Your cost basis is what determines how much profit you actually made. It starts with the price you paid for the home, including closing costs like recording fees, legal fees, and any real estate taxes you assumed from the seller. From there, every capital improvement you make increases the basis: a new roof, a kitchen renovation, an added bathroom, central air conditioning, a paved driveway, or a new deck all count.8Internal Revenue Service. Publication 551 – Basis of Assets Routine maintenance and repairs do not count.

When you sell, you subtract the adjusted basis from the sale price to find your gain. Keeping records of every improvement matters because a higher basis means a smaller taxable gain. This is true whether you’re relying on the Section 121 exclusion or calculating capital gains tax on the amount above it.

The Stepped-Up Basis at Death

When a homeowner dies and the property passes to heirs, the heirs receive the home at its fair market value on the date of death, not the price the deceased originally paid.2Office of the Law Revision Counsel. 26 USC 1014 – Basis of Property Acquired From a Decedent If a parent bought a home for $80,000 in 1985 and it was worth $450,000 at death, the heir’s basis is $450,000. If the heir later sells for $460,000, they owe capital gains tax only on the $10,000 difference, not the $370,000 of appreciation that occurred during the parent’s lifetime.
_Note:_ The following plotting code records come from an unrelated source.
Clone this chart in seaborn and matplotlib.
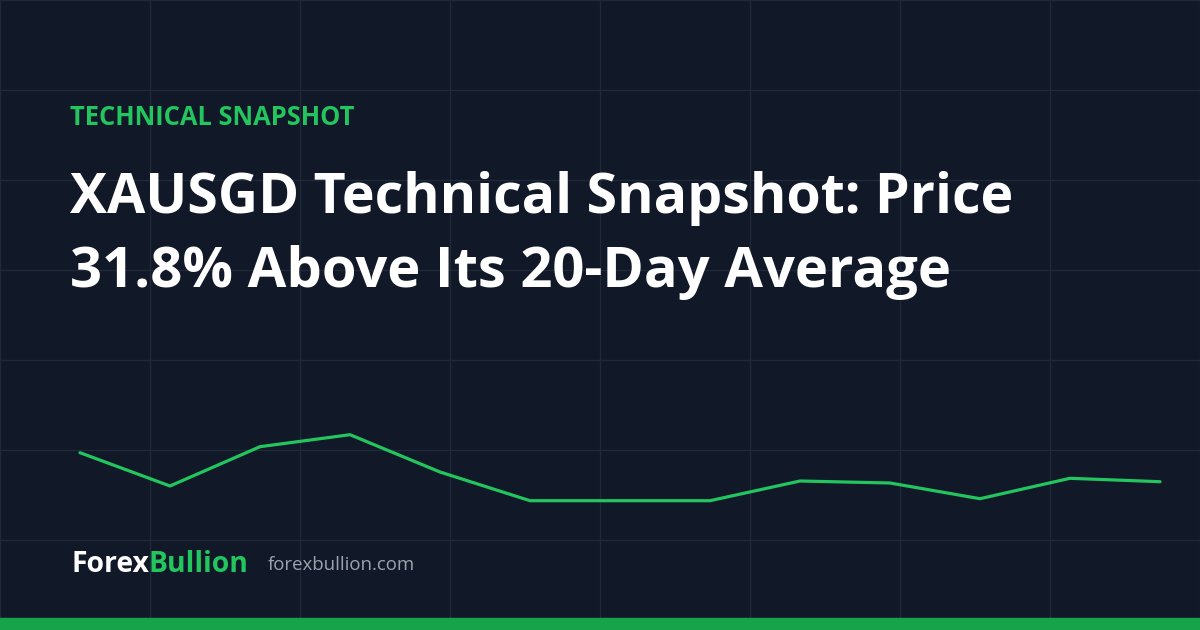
import matplotlib
matplotlib.use("Agg")
import matplotlib.pyplot as plt
import pandas as pd
import seaborn as sns

# XAUSGD closes (approximate, read from the sparkline)
days = list(range(13))
closes = [5574.6, 5508.0, 5586.6, 5610.6, 5536.0, 5478.6, 5478.6,
          5478.6, 5518.0, 5514.0, 5482.6, 5523.4, 5516.6]

kicker = "TECHNICAL SNAPSHOT"
title_lines = ["XAUSGD Technical Snapshot: Price",
               "31.8% Above Its 20-Day Average"]
brand_a, brand_b = "Forex", "Bullion"
site = "forexbullion.com"

bg = "#111827"
grid_c = "#1f2937"
green = "#22c55e"
bar_green = "#16a34a"

sns.set_style("dark")
plt.rcParams["font.family"] = ["Open Sans", "DejaVu Sans"]

fig = plt.figure(figsize=(12, 6.3), dpi=100)
fig.patch.set_facecolor(bg)

# background grid in pixel units
bgax = fig.add_axes([0, 0, 1, 1])
bgax.set_facecolor(bg)
bgax.set_xlim(0, 1200)
bgax.set_ylim(630, 0)
bgax.set_xticks(range(0, 1201, 150))
bgax.set_yticks(range(0, 631, 90))
bgax.grid(True, color=grid_c, linewidth=1)
bgax.tick_params(length=0, labelbottom=False, labelleft=False)
for s in bgax.spines.values():
    s.set_visible(False)

# price line
ax = fig.add_axes([0, 0, 1, 1])
ax.patch.set_alpha(0)
df = pd.DataFrame({"day": days, "close": closes})
sns.lineplot(data=df, x="day", y="close", ax=ax, color=green, linewidth=2.3)
ax.set_xlim(-80 / 90, 1120 / 90)
ax.set_ylim(5220, 6480)
ax.axis("off")

# text
bgax.text(70, 125, kicker, color=green, fontsize=18.4, fontweight="bold",
          va="baseline", ha="left")
bgax.text(70, 213, title_lines[0], color="white", fontsize=40, fontweight="bold",
          va="baseline", ha="left")
bgax.text(70, 286.5, title_lines[1], color="white", fontsize=40.4, fontweight="bold",
          va="baseline", ha="left")
t = bgax.text(71, 572, brand_a, color="white", fontsize=20.4, fontweight="bold",
              va="baseline", ha="left")
fig.canvas.draw()
bb = t.get_window_extent()
x2 = bgax.transData.inverted().transform((bb.x1, 0))[0]
bgax.text(x2, 572, brand_b, color=green, fontsize=20.4, fontweight="bold",
          va="baseline", ha="left")
bgax.text(268, 570, site, color="#9ca3af", fontsize=13.4,
          va="baseline", ha="left")

# bottom accent bar
bgax.axhspan(618, 630, color=bar_green, zorder=5)

fig.savefig("out.png", dpi=100, facecolor=bg)
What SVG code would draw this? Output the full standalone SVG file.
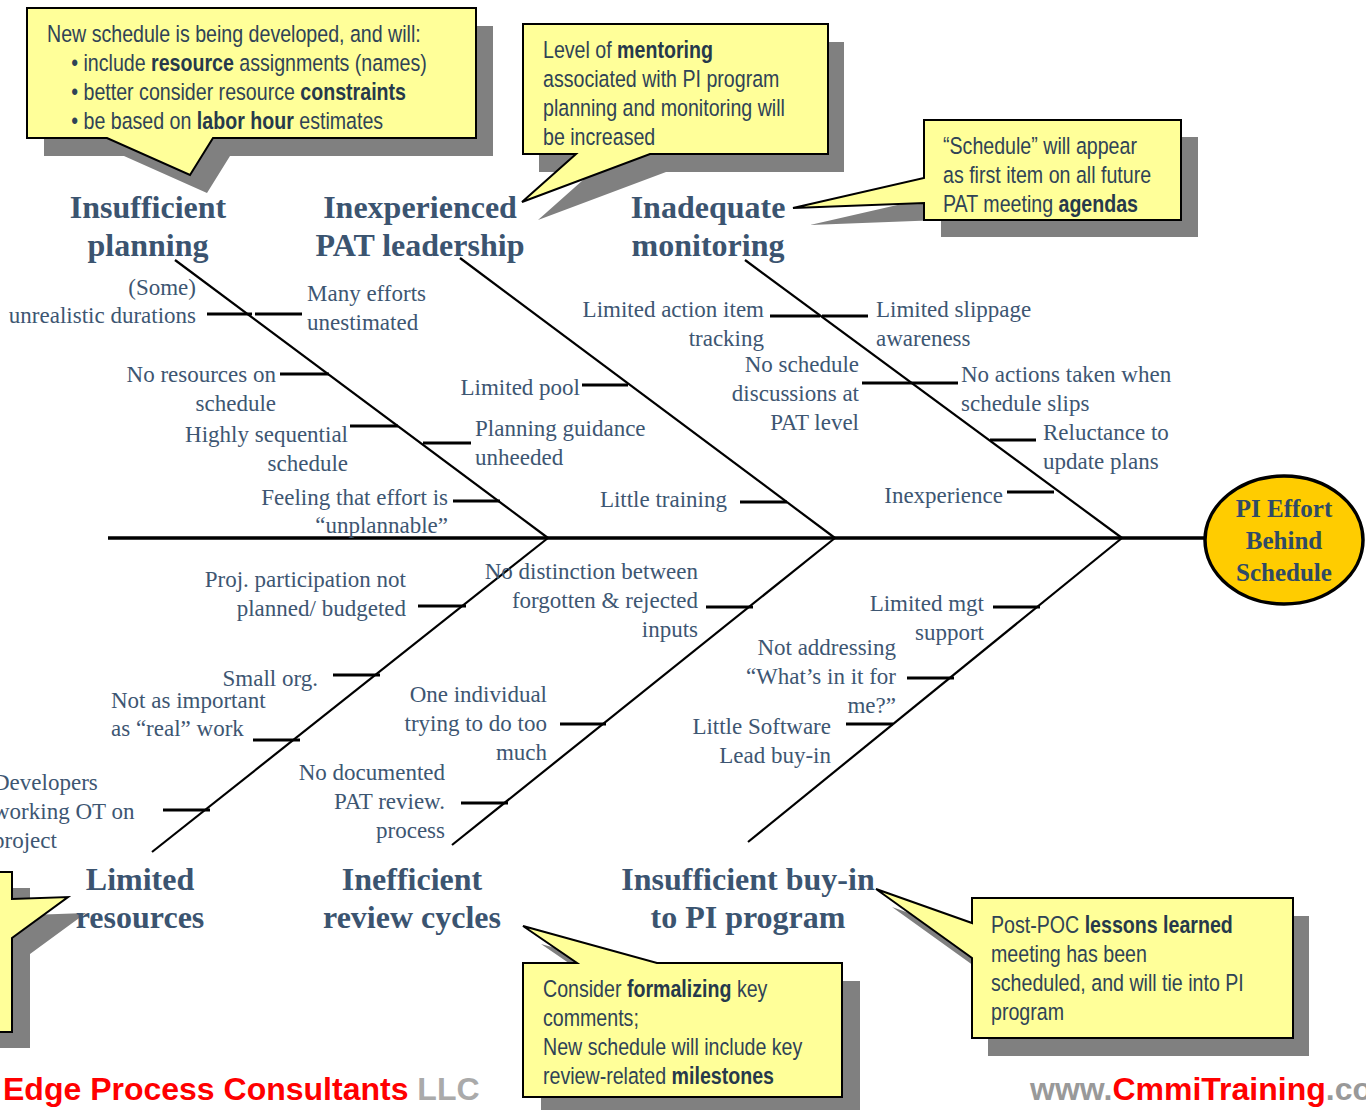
<svg xmlns="http://www.w3.org/2000/svg" width="1366" height="1110" viewBox="0 0 1366 1110">
<style>
.lbl{font-family:"Liberation Serif",serif;font-size:23px;fill:#3D5672}
.r{text-anchor:end}
.cat{font-family:"Liberation Serif",serif;font-weight:bold;font-size:32px;fill:#3B5470;text-anchor:middle}
.hd{font-family:"Liberation Serif",serif;font-weight:bold;font-size:25px;fill:#2F4A66;text-anchor:middle}
.co{font-family:"Liberation Sans",sans-serif;font-size:23.5px;fill:#2F4356}
.b{font-weight:bold;fill:#26394B}
.bubble{fill:#FFFF99;stroke:#000;stroke-width:2;stroke-linejoin:miter}
.shadow{fill:#808080}
.bone{stroke:#000;stroke-width:2.2;fill:none}
.tick{stroke:#000;stroke-width:3;fill:none}
.foot{font-family:"Liberation Sans",Arial,sans-serif;font-weight:bold;font-size:32px}
</style>
<rect width="1366" height="1110" fill="#fff"/>

<g id="callout-planning">
<path class="shadow" transform="translate(17,18)" d="M27,8 H476 V138 H213 L190,175 L107,138 H27 Z"/>
<path class="bubble" d="M27,8 H476 V138 H213 L190,175 L107,138 H27 Z"/>
<g transform="translate(47,0) scale(0.835,1)">
<text class="co" x="0" y="42">New schedule is being developed, and will:</text>
<text class="co" x="29" y="71">• include <tspan class="b">resource</tspan> assignments (names)</text>
<text class="co" x="29" y="100">• better consider resource <tspan class="b">constraints</tspan></text>
<text class="co" x="29" y="129">• be based on <tspan class="b">labor hour</tspan> estimates</text>
</g>
</g>

<g id="callout-leadership">
<path class="shadow" transform="translate(16,18)" d="M523,24 H828 V154 H650 L522,202 L576,154 H523 Z"/>
<path class="bubble" d="M523,24 H828 V154 H650 L522,202 L576,154 H523 Z"/>
<g transform="translate(543,0) scale(0.835,1)">
<text class="co" x="0" y="58">Level of <tspan class="b">mentoring</tspan></text>
<text class="co" x="0" y="87">associated with PI program</text>
<text class="co" x="0" y="116">planning and monitoring will</text>
<text class="co" x="0" y="145">be increased</text>
</g>
</g>

<g id="callout-monitoring">
<path class="shadow" transform="translate(17,17)" d="M924,120 H1181 V220 H924 V203 L793,208 L924,178 Z"/>
<path class="bubble" d="M924,120 H1181 V220 H924 V203 L793,208 L924,178 Z"/>
<g transform="translate(943,0) scale(0.835,1)">
<text class="co" x="0" y="154">“Schedule” will appear</text>
<text class="co" x="0" y="183">as first item on all future</text>
<text class="co" x="0" y="212">PAT meeting <tspan class="b">agendas</tspan></text>
</g>
</g>

<g id="callout-resources">
<path class="shadow" transform="translate(18,16)" d="M-300,872 H12 V899 L68,897 L12,938 V1032 H-300 Z"/>
<path class="bubble" d="M-300,872 H12 V899 L68,897 L12,938 V1032 H-300 Z"/>
</g>

<g id="callout-review">
<path class="shadow" transform="translate(18,18)" d="M523,963 H577 L523,926 L657,963 H842 V1097 H523 Z"/>
<path class="bubble" d="M523,963 H577 L523,926 L657,963 H842 V1097 H523 Z"/>
<g transform="translate(543,0) scale(0.835,1)">
<text class="co" x="0" y="997">Consider <tspan class="b">formalizing</tspan> key</text>
<text class="co" x="0" y="1026">comments;</text>
<text class="co" x="0" y="1055">New schedule will include key</text>
<text class="co" x="0" y="1084">review-related <tspan class="b">milestones</tspan></text>
</g>
</g>

<g id="callout-buyin">
<path class="shadow" transform="translate(16,18)" d="M972,898 H1293 V1038 H972 V958 L876,889 L972,923 Z"/>
<path class="bubble" d="M972,898 H1293 V1038 H972 V958 L876,889 L972,923 Z"/>
<g transform="translate(991,0) scale(0.835,1)">
<text class="co" x="0" y="933">Post-POC <tspan class="b">lessons learned</tspan></text>
<text class="co" x="0" y="962">meeting has been</text>
<text class="co" x="0" y="991">scheduled, and will tie into PI</text>
<text class="co" x="0" y="1020">program</text>
</g>
</g>

<g id="connectors">
<line x1="108" y1="538" x2="1206" y2="538" stroke="#000" stroke-width="3.5"/>
<line class="bone" x1="175" y1="260" x2="548" y2="538"/>
<line class="bone" x1="460" y1="258" x2="835" y2="538"/>
<line class="bone" x1="745" y1="260" x2="1122" y2="538"/>
<line class="bone" x1="548" y1="538" x2="152" y2="852"/>
<line class="bone" x1="835" y1="538" x2="452" y2="845"/>
<line class="bone" x1="1122" y1="538" x2="748" y2="842"/>
<path class="tick" d="M207,314 H252 M255,314 H302 M280,374 H329 M350,426 H398 M423,443 H471 M453,501 H500"/>
<path class="tick" d="M582,385 H628 M740,502 H787"/>
<path class="tick" d="M770,316 H820 M822,316 H868 M862,383 H912 M912,383 H958 M990,440 H1036 M1007,492 H1054"/>
<path class="tick" d="M418,606 H466 M333,675 H380 M253,740 H300 M163,810 H210"/>
<path class="tick" d="M706,607 H753 M560,724 H606 M461,803 H508"/>
<path class="tick" d="M993,607 H1040 M907,678 H954 M846,724 H893"/>
</g>

<g id="head">
<ellipse cx="1284" cy="540" rx="79" ry="64" fill="#FFCC00" stroke="#000" stroke-width="3.5"/>
<text class="hd" x="1284" y="517">PI Effort</text>
<text class="hd" x="1284" y="549">Behind</text>
<text class="hd" x="1284" y="581">Schedule</text>
</g>

<g id="cat-planning">
<text class="cat" x="148" y="218">Insufficient</text>
<text class="cat" x="148" y="256">planning</text>
</g>
<g id="cat-leadership">
<text class="cat" x="420" y="218">Inexperienced</text>
<text class="cat" x="420" y="256">PAT leadership</text>
</g>
<g id="cat-monitoring">
<text class="cat" x="708" y="218">Inadequate</text>
<text class="cat" x="708" y="256">monitoring</text>
</g>
<g id="cat-resources">
<text class="cat" x="140" y="890">Limited</text>
<text class="cat" x="140" y="928">resources</text>
</g>
<g id="cat-review">
<text class="cat" x="412" y="890">Inefficient</text>
<text class="cat" x="412" y="928">review cycles</text>
</g>
<g id="cat-buyin">
<text class="cat" x="748" y="890">Insufficient buy-in</text>
<text class="cat" x="748" y="928">to PI program</text>
</g>

<g id="causes-planning">
<text class="lbl r" x="196" y="295">(Some)</text>
<text class="lbl r" x="196" y="323">unrealistic durations</text>
<text class="lbl" x="307" y="301">Many efforts</text>
<text class="lbl" x="307" y="330">unestimated</text>
<text class="lbl r" x="276" y="382">No resources on</text>
<text class="lbl r" x="276" y="411">schedule</text>
<text class="lbl r" x="348" y="442">Highly sequential</text>
<text class="lbl r" x="348" y="471">schedule</text>
<text class="lbl r" x="448" y="505">Feeling that effort is</text>
<text class="lbl r" x="448" y="533">“unplannable”</text>
<text class="lbl" x="475" y="436">Planning guidance</text>
<text class="lbl" x="475" y="465">unheeded</text>
</g>

<g id="causes-leadership">
<text class="lbl r" x="580" y="395">Limited pool</text>
<text class="lbl r" x="727" y="507">Little training</text>
</g>

<g id="causes-monitoring">
<text class="lbl r" x="764" y="317">Limited action item</text>
<text class="lbl r" x="764" y="346">tracking</text>
<text class="lbl" x="876" y="317">Limited slippage</text>
<text class="lbl" x="876" y="346">awareness</text>
<text class="lbl r" x="859" y="372">No schedule</text>
<text class="lbl r" x="859" y="401">discussions at</text>
<text class="lbl r" x="859" y="430">PAT level</text>
<text class="lbl" x="961" y="382">No actions taken when</text>
<text class="lbl" x="961" y="411">schedule slips</text>
<text class="lbl" x="1043" y="440">Reluctance to</text>
<text class="lbl" x="1043" y="469">update plans</text>
<text class="lbl r" x="1003" y="503">Inexperience</text>
</g>

<g id="causes-resources">
<text class="lbl r" x="406" y="587">Proj. participation not</text>
<text class="lbl r" x="406" y="616">planned/ budgeted</text>
<text class="lbl r" x="318" y="686">Small org.</text>
<text class="lbl" x="111" y="708">Not as important</text>
<text class="lbl" x="111" y="736">as “real” work</text>
<text class="lbl" x="-7" y="790">Developers</text>
<text class="lbl" x="-7" y="819">working OT on</text>
<text class="lbl" x="-7" y="848">project</text>
</g>

<g id="causes-review">
<text class="lbl r" x="698" y="579">No distinction between</text>
<text class="lbl r" x="698" y="608">forgotten &amp; rejected</text>
<text class="lbl r" x="698" y="637">inputs</text>
<text class="lbl r" x="547" y="702">One individual</text>
<text class="lbl r" x="547" y="731">trying to do too</text>
<text class="lbl r" x="547" y="760">much</text>
<text class="lbl r" x="445" y="780">No documented</text>
<text class="lbl r" x="445" y="809">PAT review.</text>
<text class="lbl r" x="445" y="838">process</text>
</g>

<g id="causes-buyin">
<text class="lbl r" x="984" y="611">Limited mgt</text>
<text class="lbl r" x="984" y="640">support</text>
<text class="lbl r" x="896" y="655">Not addressing</text>
<text class="lbl r" x="896" y="684">“What’s in it for</text>
<text class="lbl r" x="896" y="713">me?”</text>
<text class="lbl r" x="831" y="734">Little Software</text>
<text class="lbl r" x="831" y="763">Lead buy-in</text>
</g>

<g id="footer">
<text class="foot" x="3" y="1100"><tspan fill="#FF0000">Edge Process Consultants</tspan> <tspan fill="#AAAAAA">LLC</tspan></text>
<text class="foot" x="1030" y="1100"><tspan fill="#999999">www.</tspan><tspan fill="#FF0000">CmmiTraining</tspan><tspan fill="#999999">.com</tspan></text>
</g>
</svg>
This is the final piece of the buy-borrow-die strategy that the unrealized-gains proposals aim to disrupt. Some versions of the proposals would eliminate the stepped-up basis for covered taxpayers, treating death as a taxable event that triggers capital gains on all accumulated appreciation. Under current law, though, the step-up remains available to everyone regardless of net worth.